Little information survives about Norton’s life for the eight years after his legislative term concluded in 1871. By September 9, 1879, the earliest-surviving available record, he was a member of the Williamsburg City Council and won reelection in May 1880. The next year Norton voted to allow the Chesapeake and Ohio Railway Company (later CSX Corporation) to lay track through the city, giving the community its first direct access to a railroad. He was not reelected in May of that year but won again in 1882. For unrecorded reasons, Norton resigned on October 12, 1882, on the date when a fight erupted in Williamsburg between competing factions of Republicans.
Between Norton’s term in the House of Delegates and his service on the Williamsburg City Council, the inability of the state to pay the interest and principal on its prewar debt had divided Virginia’s people and political leaders. The interest payments and the tax-receivable character of the interest coupons on the bonds produced a series of budget deficits and depleted the funds available for the popular new public school system. The Readjuster Party, a biracial coalition founded in 1879, promised to reduce the principal and rate of interest in order to restore the cuts to the public school fund. Norton initially supported the party’s agenda, even though he had voted for the Funding Act of 1871.

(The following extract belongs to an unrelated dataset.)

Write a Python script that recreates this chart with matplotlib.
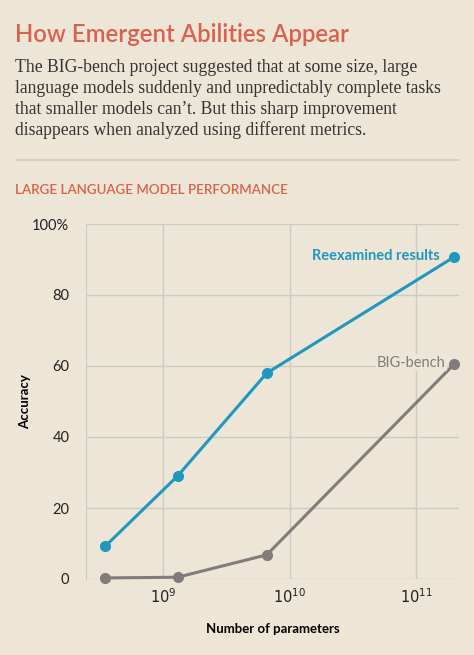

He was a member of the Committee on Business and Platform at the 1880 Readjuster State Convention and in March 1881 represented James City County and sat on the Committee on Credentials when African American Republicans met in Petersburg and decided to affiliate with the Readjusters. His two brothers also supported the Readjusters and developed strong ties to the party’s leader, William Mahone. In 1882, though, Norton endorsed the so-called Straightout Republicans who refused to join the Readjusters or support their full reform agenda in the legislature, and he predicted that Straightout candidate, John Montgomery Dawson, would poll strongly in the region in that year’s contest for the House of Representatives. The following year, he nominated Dawson to run against his own brother for the state senate, a three-way race that Daniel Norton won. The Democrats won control of the General Assembly from the coalition of Readjusters and Republicans, however, with a race-baiting campaign. Two weeks later at a Williamsburg rally, F. S. Norton offered a resolution congratulating the Democrats as he moved toward affiliating with the Democratic Party.